─── Given material
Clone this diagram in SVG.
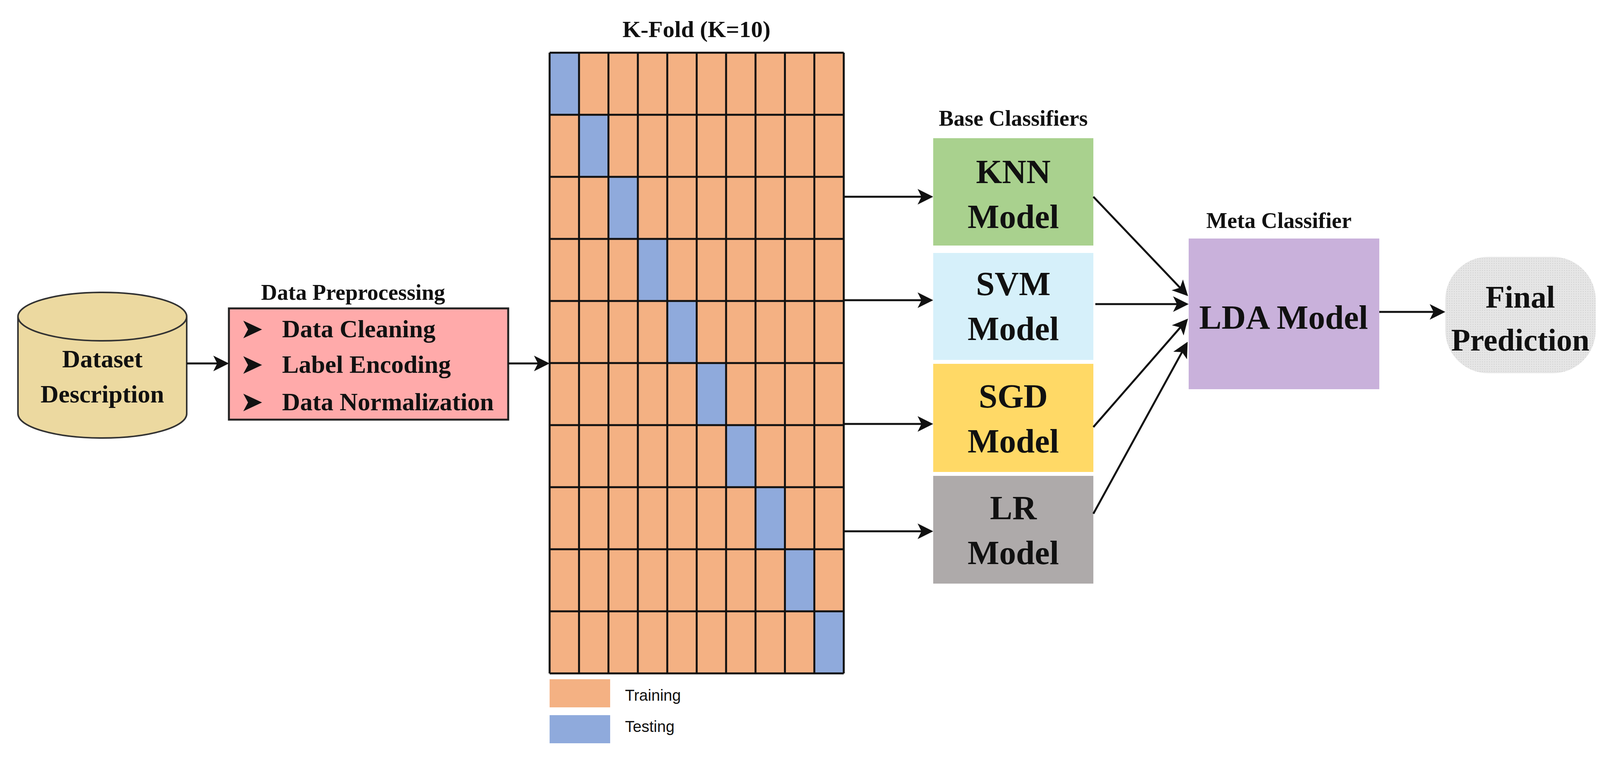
<svg xmlns="http://www.w3.org/2000/svg" width="4228" height="1952" viewBox="0 0 4228 1952">
<style>
.t{font-family:"Liberation Serif",serif;font-weight:bold;fill:#111;text-anchor:middle}
.h{font-size:57px}
.n{font-size:86px}
.i{font-size:64px;text-anchor:start}
.lg{font-family:"Liberation Sans",sans-serif;font-size:40px;fill:#111}
.tr{fill:#f4b183}
.te{fill:#8faadc}
.c{stroke:#111;stroke-width:5;fill:none}
</style>
<defs>
<marker id="a" markerWidth="8" markerHeight="8" refX="7" refY="4" orient="auto" markerUnits="strokeWidth"><path d="M0,0 L8,4 L0,8 L2,4 z" fill="#111"/></marker>
<pattern id="dots" width="6" height="6" patternUnits="userSpaceOnUse"><rect width="6" height="6" fill="#e6e6e6"/><circle cx="3" cy="3" r="1.2" fill="#cfcfcf"/></pattern>
</defs>
<rect width="4228" height="1952" fill="#fff"/>

<g id="dataset">
<path d="M46,811 L46,1060 A216,62 0 0 0 478,1060 L478,811" fill="#ecd9a0" stroke="#333" stroke-width="4"/>
<ellipse cx="262" cy="811" rx="216" ry="62" fill="#ecd9a0" stroke="#333" stroke-width="4"/>
<text class="t" x="262" y="941" font-size="64">Dataset</text>
<text class="t" x="262" y="1031" font-size="64">Description</text>
</g>

<g id="preprocessing">
<text class="t h" x="904" y="768">Data Preprocessing</text>
<rect x="586" y="790" width="715" height="285" fill="#ffaaaa" stroke="#222" stroke-width="5"/>
<text class="t i" x="618" y="864">➤</text><text class="t i" x="722" y="864">Data Cleaning</text>
<text class="t i" x="618" y="955">➤</text><text class="t i" x="722" y="955">Label Encoding</text>
<text class="t i" x="618" y="1051">➤</text><text class="t i" x="722" y="1051">Data Normalization</text>
</g>

<g id="kfold">
<text class="t" x="1783" y="95" font-size="60">K-Fold (K=10)</text>
<rect x="1407" y="135" width="753" height="1590" class="tr"/>
<g class="te">
<rect x="1407" y="135" width="75.3" height="159"/>
<rect x="1482.3" y="294" width="75.3" height="159"/>
<rect x="1557.6" y="453" width="75.3" height="159"/>
<rect x="1632.9" y="612" width="75.3" height="159"/>
<rect x="1708.2" y="771" width="75.3" height="159"/>
<rect x="1783.5" y="930" width="75.3" height="159"/>
<rect x="1858.8" y="1089" width="75.3" height="159"/>
<rect x="1934.1" y="1248" width="75.3" height="159"/>
<rect x="2009.4" y="1407" width="75.3" height="159"/>
<rect x="2084.7" y="1566" width="75.3" height="159"/>
</g>
<g stroke="#111" stroke-width="5">
<path d="M1407,135H2160M1407,294H2160M1407,453H2160M1407,612H2160M1407,771H2160M1407,930H2160M1407,1089H2160M1407,1248H2160M1407,1407H2160M1407,1566H2160M1407,1725H2160"/>
<path d="M1407,135V1725M1482.3,135V1725M1557.6,135V1725M1632.9,135V1725M1708.2,135V1725M1783.5,135V1725M1858.8,135V1725M1934.1,135V1725M2009.4,135V1725M2084.7,135V1725M2160,135V1725"/>
</g>
</g>

<g id="legend">
<rect x="1407" y="1740" width="155" height="72" class="tr"/>
<rect x="1407" y="1832" width="155" height="72" class="te"/>
<text class="lg" x="1600" y="1795">Training</text>
<text class="lg" x="1600" y="1875">Testing</text>
</g>

<text class="t h" x="2594" y="322">Base Classifiers</text>
<g id="knn"><rect x="2389" y="354" width="410" height="275" fill="#a9d18e"/><text class="t n" x="2594" y="469">KNN</text><text class="t n" x="2594" y="584">Model</text></g>
<g id="svm"><rect x="2389" y="648" width="410" height="274" fill="#d6f0fa"/><text class="t n" x="2594" y="756">SVM</text><text class="t n" x="2594" y="871">Model</text></g>
<g id="sgd"><rect x="2389" y="932" width="410" height="277" fill="#ffd966"/><text class="t n" x="2594" y="1044">SGD</text><text class="t n" x="2594" y="1159">Model</text></g>
<g id="lr"><rect x="2389" y="1219" width="410" height="276" fill="#aeaaaa"/><text class="t n" x="2594" y="1330">LR</text><text class="t n" x="2594" y="1445">Model</text></g>

<text class="t h" x="3274" y="584">Meta Classifier</text>
<g id="lda"><rect x="3043" y="611" width="488" height="386" fill="#c9b1db"/><text class="t n" x="3286" y="842">LDA Model</text></g>

<g id="final"><rect x="3700" y="658" width="385" height="298" rx="110" fill="url(#dots)"/><text class="t" font-size="80" x="3892" y="788">Final</text><text class="t" font-size="80" x="3892" y="898">Prediction</text></g>

<g id="connectors">
<path class="c" marker-end="url(#a)" d="M478,931H581"/>
<path class="c" marker-end="url(#a)" d="M1301,931H1402"/>
<path class="c" marker-end="url(#a)" d="M2160,504H2384"/>
<path class="c" marker-end="url(#a)" d="M2160,769H2384"/>
<path class="c" marker-end="url(#a)" d="M2160,1086H2384"/>
<path class="c" marker-end="url(#a)" d="M2160,1361H2384"/>
<path class="c" marker-end="url(#a)" d="M2799,504L3038,755"/>
<path class="c" marker-end="url(#a)" d="M2804,779H3038"/>
<path class="c" marker-end="url(#a)" d="M2799,1094L3038,820"/>
<path class="c" marker-end="url(#a)" d="M2799,1316L3038,880"/>
<path class="c" marker-end="url(#a)" d="M3531,799H3695"/>
</g>
</svg>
──────
Directions:
Quote the material exactly. Pictures stay out.

Expected output:
Clone this diagram in SVG.
<svg xmlns="http://www.w3.org/2000/svg" width="4228" height="1952" viewBox="0 0 4228 1952">
<style>
.t{font-family:"Liberation Serif",serif;font-weight:bold;fill:#111;text-anchor:middle}
.h{font-size:57px}
.n{font-size:86px}
.i{font-size:64px;text-anchor:start}
.lg{font-family:"Liberation Sans",sans-serif;font-size:40px;fill:#111}
.tr{fill:#f4b183}
.te{fill:#8faadc}
.c{stroke:#111;stroke-width:5;fill:none}
</style>
<defs>
<marker id="a" markerWidth="8" markerHeight="8" refX="7" refY="4" orient="auto" markerUnits="strokeWidth"><path d="M0,0 L8,4 L0,8 L2,4 z" fill="#111"/></marker>
<pattern id="dots" width="6" height="6" patternUnits="userSpaceOnUse"><rect width="6" height="6" fill="#e6e6e6"/><circle cx="3" cy="3" r="1.2" fill="#cfcfcf"/></pattern>
</defs>
<rect width="4228" height="1952" fill="#fff"/>

<g id="dataset">
<path d="M46,811 L46,1060 A216,62 0 0 0 478,1060 L478,811" fill="#ecd9a0" stroke="#333" stroke-width="4"/>
<ellipse cx="262" cy="811" rx="216" ry="62" fill="#ecd9a0" stroke="#333" stroke-width="4"/>
<text class="t" x="262" y="941" font-size="64">Dataset</text>
<text class="t" x="262" y="1031" font-size="64">Description</text>
</g>

<g id="preprocessing">
<text class="t h" x="904" y="768">Data Preprocessing</text>
<rect x="586" y="790" width="715" height="285" fill="#ffaaaa" stroke="#222" stroke-width="5"/>
<text class="t i" x="618" y="864">➤</text><text class="t i" x="722" y="864">Data Cleaning</text>
<text class="t i" x="618" y="955">➤</text><text class="t i" x="722" y="955">Label Encoding</text>
<text class="t i" x="618" y="1051">➤</text><text class="t i" x="722" y="1051">Data Normalization</text>
</g>

<g id="kfold">
<text class="t" x="1783" y="95" font-size="60">K-Fold (K=10)</text>
<rect x="1407" y="135" width="753" height="1590" class="tr"/>
<g class="te">
<rect x="1407" y="135" width="75.3" height="159"/>
<rect x="1482.3" y="294" width="75.3" height="159"/>
<rect x="1557.6" y="453" width="75.3" height="159"/>
<rect x="1632.9" y="612" width="75.3" height="159"/>
<rect x="1708.2" y="771" width="75.3" height="159"/>
<rect x="1783.5" y="930" width="75.3" height="159"/>
<rect x="1858.8" y="1089" width="75.3" height="159"/>
<rect x="1934.1" y="1248" width="75.3" height="159"/>
<rect x="2009.4" y="1407" width="75.3" height="159"/>
<rect x="2084.7" y="1566" width="75.3" height="159"/>
</g>
<g stroke="#111" stroke-width="5">
<path d="M1407,135H2160M1407,294H2160M1407,453H2160M1407,612H2160M1407,771H2160M1407,930H2160M1407,1089H2160M1407,1248H2160M1407,1407H2160M1407,1566H2160M1407,1725H2160"/>
<path d="M1407,135V1725M1482.3,135V1725M1557.6,135V1725M1632.9,135V1725M1708.2,135V1725M1783.5,135V1725M1858.8,135V1725M1934.1,135V1725M2009.4,135V1725M2084.7,135V1725M2160,135V1725"/>
</g>
</g>

<g id="legend">
<rect x="1407" y="1740" width="155" height="72" class="tr"/>
<rect x="1407" y="1832" width="155" height="72" class="te"/>
<text class="lg" x="1600" y="1795">Training</text>
<text class="lg" x="1600" y="1875">Testing</text>
</g>

<text class="t h" x="2594" y="322">Base Classifiers</text>
<g id="knn"><rect x="2389" y="354" width="410" height="275" fill="#a9d18e"/><text class="t n" x="2594" y="469">KNN</text><text class="t n" x="2594" y="584">Model</text></g>
<g id="svm"><rect x="2389" y="648" width="410" height="274" fill="#d6f0fa"/><text class="t n" x="2594" y="756">SVM</text><text class="t n" x="2594" y="871">Model</text></g>
<g id="sgd"><rect x="2389" y="932" width="410" height="277" fill="#ffd966"/><text class="t n" x="2594" y="1044">SGD</text><text class="t n" x="2594" y="1159">Model</text></g>
<g id="lr"><rect x="2389" y="1219" width="410" height="276" fill="#aeaaaa"/><text class="t n" x="2594" y="1330">LR</text><text class="t n" x="2594" y="1445">Model</text></g>

<text class="t h" x="3274" y="584">Meta Classifier</text>
<g id="lda"><rect x="3043" y="611" width="488" height="386" fill="#c9b1db"/><text class="t n" x="3286" y="842">LDA Model</text></g>

<g id="final"><rect x="3700" y="658" width="385" height="298" rx="110" fill="url(#dots)"/><text class="t" font-size="80" x="3892" y="788">Final</text><text class="t" font-size="80" x="3892" y="898">Prediction</text></g>

<g id="connectors">
<path class="c" marker-end="url(#a)" d="M478,931H581"/>
<path class="c" marker-end="url(#a)" d="M1301,931H1402"/>
<path class="c" marker-end="url(#a)" d="M2160,504H2384"/>
<path class="c" marker-end="url(#a)" d="M2160,769H2384"/>
<path class="c" marker-end="url(#a)" d="M2160,1086H2384"/>
<path class="c" marker-end="url(#a)" d="M2160,1361H2384"/>
<path class="c" marker-end="url(#a)" d="M2799,504L3038,755"/>
<path class="c" marker-end="url(#a)" d="M2804,779H3038"/>
<path class="c" marker-end="url(#a)" d="M2799,1094L3038,820"/>
<path class="c" marker-end="url(#a)" d="M2799,1316L3038,880"/>
<path class="c" marker-end="url(#a)" d="M3531,799H3695"/>
</g>
</svg>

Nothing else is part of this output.